Problem details. Check each line of the material. Copy those containing "with".

Stored records.

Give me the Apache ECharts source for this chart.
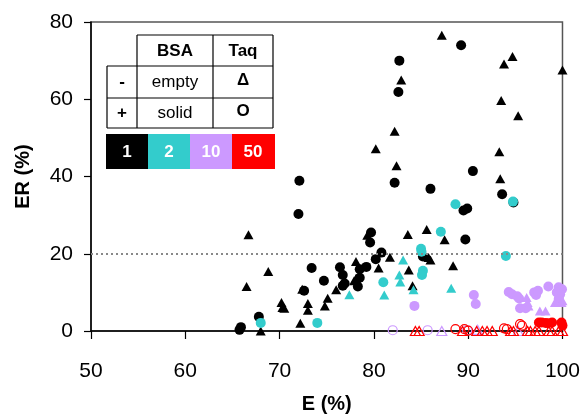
<!DOCTYPE html>
<html>
<head>
<meta charset="utf-8">
<script src="https://cdn.jsdelivr.net/npm/echarts@6/dist/echarts.min.js"></script>
<style>
  html, body { margin: 0; padding: 0; background: #fff; }
  #chart { width: 583px; height: 419px; }
</style>
</head>
<body>
<div id="chart"></div>
<script>
// x ticks / y ticks
var xTicks = [50, 60, 70, 80, 90, 100];
var yTicks = [0, 20, 40, 60, 80];

// [E %, ER %]
var blackCircles = [[72.1,38.9],[72.0,30.3],[73.4,16.3],[76.4,16.5],[74.7,13.0],[72.6,10.4],[67.8,3.7],[65.9,1.0],[65.75,0.3],
  [82.2,38.4],[86.0,36.8],[79.7,25.5],[79.6,22.9],[85.2,19.3],[80.8,20.3],[80.2,18.6],[79.2,16.6],[78.5,16.0],[76.7,14.5],
  [78.5,13.8],[76.9,12.3],[76.7,11.7],[78.3,11.5],[82.7,70.0],[82.6,61.9],[89.25,74.0],[90.5,41.4],[93.6,35.4],[94.8,33.3],
  [89.5,31.2],[89.9,31.7],[89.7,23.7]];
var blackTriangles = [[66.7,24.9],[68.8,15.4],[66.5,11.5],[72.4,10.8],[76.0,10.7],[70.2,7.4],[70.3,6.1],[70.5,5.9],[73.0,7.1],
  [73.0,5.4],[75.1,8.5],[74.8,6.5],[72.2,2.0],[68.0,0.0],[79.3,24.8],[83.6,25.0],[85.6,26.3],[87.5,23.6],[85.8,19.0],[86.0,18.4],
  [81.7,19.1],[78.1,18.0],[80.5,16.3],[83.7,15.8],[78.1,13.6],[77.9,13.0],[84.1,11.7],[87.2,76.6],[94.7,71.1],[93.8,69.1],
  [100,67.6],[93.5,59.7],[95.3,55.7],[93.3,46.4],[93.4,39.4],[82.9,65.0],[82.2,51.7],[80.2,47.2],[82.4,42.8],[88.4,16.9]];
var cyanCircles = [[68.0,2.1],[74.0,2.1],[87.1,25.7],[85.0,21.3],[85.05,20.5],[85.2,15.6],[85.1,14.5],[81.0,12.6],[94.75,33.5],
  [88.65,32.8],[94.0,19.4]];
var cyanTriangles = [[83.1,18.4],[82.7,14.5],[82.8,12.7],[84.2,10.7],[77.4,9.4],[81.1,9.3],[88.2,11.1]];
var lavenderCircles = [[84.3,6.5],[90.6,9.3],[90.8,7.0],[94.3,10.1],[94.65,9.5],[95.2,9.0],[95.4,8.4],[95.5,5.9],[96.1,5.9],
  [97.0,10.0],[97.2,9.3],[97.4,10.4],[98.5,11.5],[99.6,11.3],[99.95,10.8],[99.4,10.0],[99.75,9.5],[99.6,8.3]];
var lavenderTriangles = [[96.2,8.7],[96.3,7.4],[96.4,6.5],[97.6,5.2],[98.2,5.2],[99.2,7.4],[99.9,7.4],[100,7.8]];
var lavenderEmptyCircles = [[82.0,0.2],[85.7,0.2],[89.9,0.2]];
var lavenderEmptyTriangles = [[87.2,0],[91.0,0.3],[95.3,0]];
var redCircles = [[97.5,2.2],[97.8,2.2],[98.2,2.1],[98.5,2.0],[98.9,2.2],[99.9,2.2],[100,1.4]];
var redEmptyCircles = [[88.65,0.5],[89.6,0.5],[90.0,0.1],[93.8,0.7],[94.1,0.5],[95.5,1.8],[95.7,1.4]];
var redEmptyTriangles = [[84.4,0],[84.8,0],[89.4,0],[90.9,0],[91.5,0],[92.0,0],[92.55,0],[94.5,0],[94.8,0],[96.3,0],[96.6,0],
  [97.1,0],[97.5,0],[98.55,0],[98.9,0],[99.6,0],[100,0]];

var BLACK = '#000000', CYAN = '#33CCCC', LAV = '#CC99FF', RED = '#FF0000';
var FONT = 'Liberation Sans';

function solid(data, sym, color) {
  return {
    type: 'scatter', data: data, symbol: sym, clip: false,
    symbolSize: sym === 'triangle' ? [10, 9] : 10,
    itemStyle: { color: color, opacity: 1 }
  };
}
function empty(data, sym, color) {
  return {
    type: 'scatter', data: data, symbol: sym, clip: false,
    symbolSize: sym === 'triangle' ? [10, 9] : 9,
    itemStyle: { color: 'rgba(0,0,0,0)', borderColor: color, borderWidth: 1.2, opacity: 1 }
  };
}

// legend table
var tbl = [];
function ln(x1, y1, x2, y2) {
  tbl.push({ type: 'line', shape: { x1: x1, y1: y1, x2: x2, y2: y2 }, style: { stroke: '#000', lineWidth: 1.2 } });
}
function txt(x, y, s, bold, color) {
  tbl.push({ type: 'text', x: x, y: y, style: { text: s, fill: color || '#000', font: (bold ? 'bold ' : '') + '17px ' + FONT, align: 'center', verticalAlign: 'middle' } });
}
ln(137, 35, 273, 35); ln(107, 66, 273, 66); ln(107, 98, 273, 98); ln(107, 128, 273, 128);
ln(107, 66, 107, 128); ln(137, 35, 137, 128); ln(213, 35, 213, 128); ln(273, 35, 273, 128);
txt(175, 51, 'BSA', true); txt(243, 51, 'Taq', true);
txt(122, 82, '-', true); txt(175, 82, 'empty'); txt(243, 80, 'Δ', true);
txt(122, 113, '+', true); txt(175, 113, 'solid'); txt(243, 111, 'O', true);
var boxes = [['1', BLACK], ['2', CYAN], ['10', LAV], ['50', RED]];
var bx = [106, 148, 190, 232];
boxes.forEach(function (b, i) {
  tbl.push({ type: 'rect', shape: { x: bx[i], y: 134, width: 43, height: 35 }, style: { fill: b[1] } });
  txt(bx[i] + 21, 152, b[0], true, '#fff');
});

var chart = echarts.init(document.getElementById('chart'));
var option = {
  animation: false,
  grid: { left: 91, right: 19, top: 22, bottom: 87, show: true, borderColor: '#555', borderWidth: 1.5 },
  xAxis: {
    type: 'value', min: xTicks[0], max: xTicks[xTicks.length - 1], interval: 10,
    name: 'E (%)', nameLocation: 'middle', nameGap: 63,
    nameTextStyle: { fontFamily: FONT, fontSize: 20, fontWeight: 'bold', color: '#000' },
    axisLine: { lineStyle: { color: '#000', width: 1.5 } },
    axisTick: { show: true, length: 8, lineStyle: { color: '#000', width: 1.2 } },
    axisLabel: { margin: 30, fontFamily: FONT, fontSize: 21, color: '#000' },
    splitLine: { show: false }
  },
  yAxis: {
    type: 'value', min: yTicks[0], max: yTicks[yTicks.length - 1], interval: 20,
    name: 'ER (%)', nameLocation: 'middle', nameGap: 58,
    nameTextStyle: { fontFamily: FONT, fontSize: 20, fontWeight: 'bold', color: '#000' },
    axisLine: { show: true, lineStyle: { color: '#000', width: 1.5 } },
    axisTick: { show: true, length: 7, lineStyle: { color: '#000', width: 1.2 } },
    axisLabel: { margin: 18, fontFamily: FONT, fontSize: 21, color: '#000' },
    splitLine: { show: false }
  },
  graphic: tbl,
  series: [
    {
      type: 'line', data: [], silent: true,
      markLine: {
        silent: true, symbol: 'none', label: { show: false },
        lineStyle: { color: '#888', type: [2, 3], width: 2 },
        data: [{ yAxis: 20 }]
      }
    },
    solid(blackCircles, 'circle', BLACK),
    solid(blackTriangles, 'triangle', BLACK),
    solid(cyanCircles, 'circle', CYAN),
    solid(cyanTriangles, 'triangle', CYAN),
    solid(lavenderCircles, 'circle', LAV),
    solid(lavenderTriangles, 'triangle', LAV),
    empty(lavenderEmptyCircles, 'circle', LAV),
    empty(lavenderEmptyTriangles, 'triangle', LAV),
    solid(redCircles, 'circle', RED),
    empty(redEmptyCircles, 'circle', RED),
    empty(redEmptyTriangles, 'triangle', RED)
  ]
};
chart.setOption(option);
</script>
</body>
</html>
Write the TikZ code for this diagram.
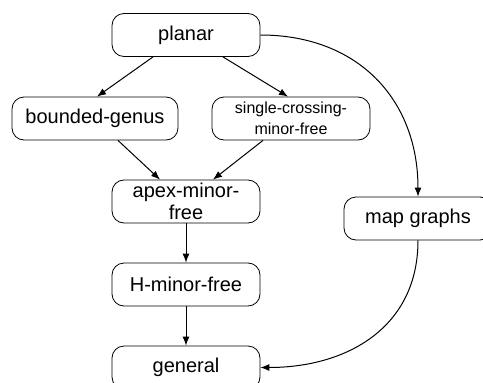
\documentclass[tikz,border=0pt]{standalone}
\usepackage{fontspec}
\setmainfont{Liberation Sans}
\usetikzlibrary{arrows.meta,positioning}

\tikzset{
  cls/.style={draw, line width=0.8pt, rounded corners=12pt,
              minimum width=148pt, minimum height=43pt, inner sep=0pt,
              align=center, font=\fontsize{20}{22.5}\selectfont},
  arr/.style={line width=1pt, -{Latex[length=9pt,width=7pt]}}
}

\begin{document}
\begin{tikzpicture}[x=1pt, y=-1pt]
\useasboundingbox (0,0) rectangle (483,383);
%
\node[cls] (planar) at (186,35) {planar};
\node[cls, minimum width=166pt] (genus) at (95,118.5) {bounded-genus};
\node[cls, minimum width=158pt, font=\fontsize{16}{21}\selectfont] (single) at (291,118.5) {single-crossing-\\minor-free};
\node[cls] (apex) at (186,201.5) {apex-minor-\\free};
\node[cls] (map) at (418,218.5) {map graphs};
\node[cls] (hminor) at (186,284.5) {H-minor-free};
\node[cls] (general) at (186,367.5) {general};
%
\draw[arr] ([xshift=-33pt]planar.south) -- ([xshift=2pt]genus.north);
\draw[arr] ([xshift=37pt]planar.south) -- ([xshift=-3pt]single.north);
\draw[arr] ([xshift=23pt]genus.south) -- ([xshift=-26pt]apex.north);
\draw[arr] ([xshift=-28pt]single.south) -- ([xshift=27pt]apex.north);
\draw[arr] (apex) -- (hminor);
\draw[arr] (hminor) -- (general);
\draw[arr] (planar.east) to[out=0, in=90, looseness=1.1] (map.north);
\draw[arr] (map.south) to[out=-90, in=0, looseness=1.1] (general.east);
%
\end{tikzpicture}
\end{document}
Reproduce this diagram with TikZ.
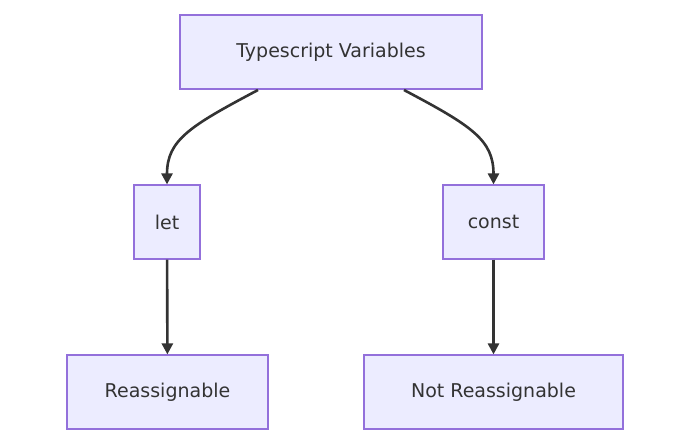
\documentclass[tikz,border=0pt]{standalone}
\usepackage{fontspec}
\setmainfont{DejaVu Sans}
\usetikzlibrary{arrows.meta}
\definecolor{nfill}{HTML}{ECECFF}
\definecolor{nline}{HTML}{9370DB}
\definecolor{ink}{HTML}{333333}
\begin{document}
\begin{tikzpicture}[x=1pt,y=-1pt,
  box/.style={draw=nline,fill=nfill,line width=1.2pt,text=ink,font=\fontsize{19}{22}\selectfont,minimum height=74pt,inner sep=0pt},
  edge/.style={draw=ink,line width=2.6pt,-{Triangle[length=11pt,width=11pt]}}]
\useasboundingbox (0,0) rectangle (690,445);
\node[box,minimum width=302pt] (t) at (331,52) {Typescript Variables};
\node[box,minimum width=66pt] (l) at (167,222) {let};
\node[box,minimum width=101pt] (c) at (493.5,222) {const};
\node[box,minimum width=201pt] (r) at (167.5,392) {Reassignable};
\node[box,minimum width=259pt] (n) at (493.5,392) {Not Reassignable};
\coordinate (t1) at (258,90);
\coordinate (t2) at (404,90);
\draw[edge] (t1) .. controls (190,126) and (167,140) .. (l.north);
\draw[edge] (t2) .. controls (472,126) and (493.5,140) .. (c.north);
\draw[edge] (l) -- (r);
\draw[edge] (c) -- (n);
\end{tikzpicture}
\end{document}
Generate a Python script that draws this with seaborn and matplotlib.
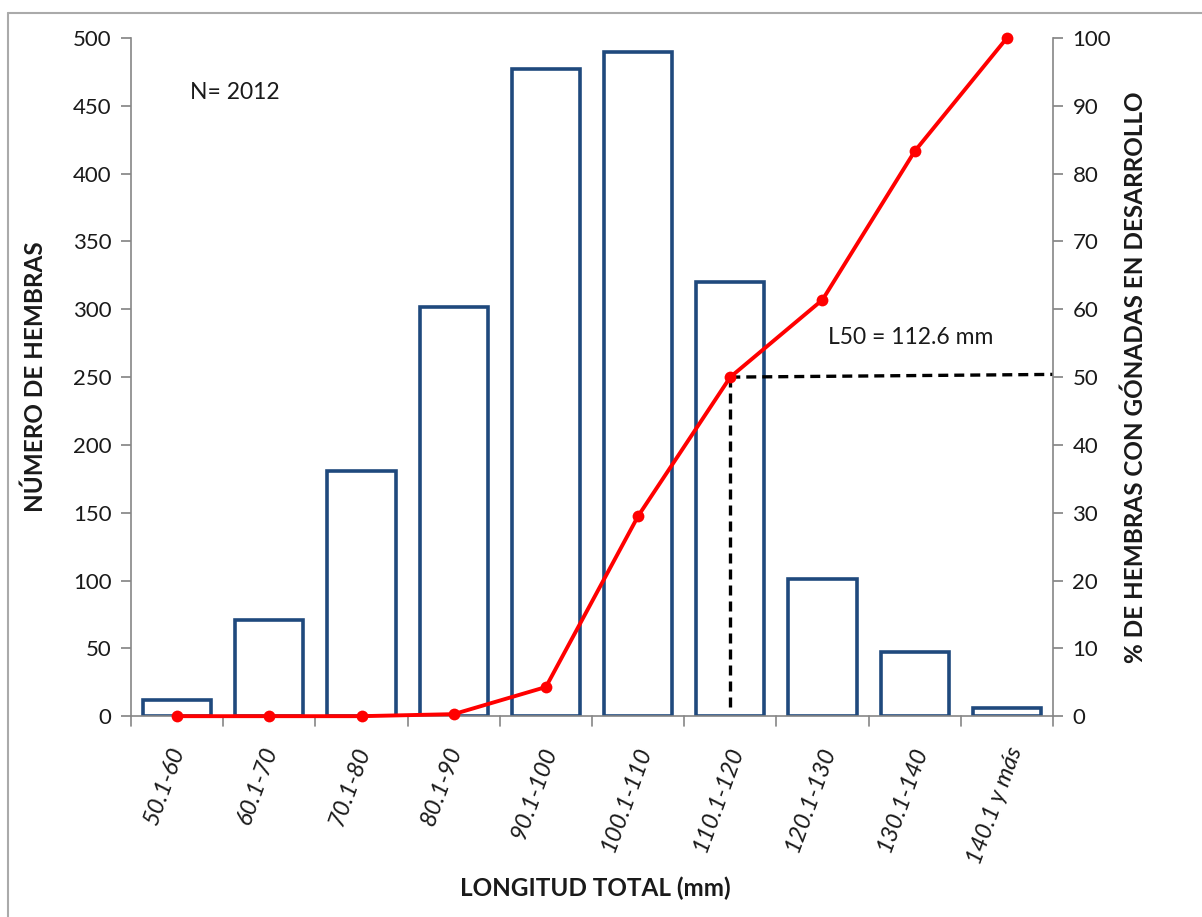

The answer.
Reproduce this diagram with TikZ.
Generate a Python script that draws this with seaborn and matplotlib.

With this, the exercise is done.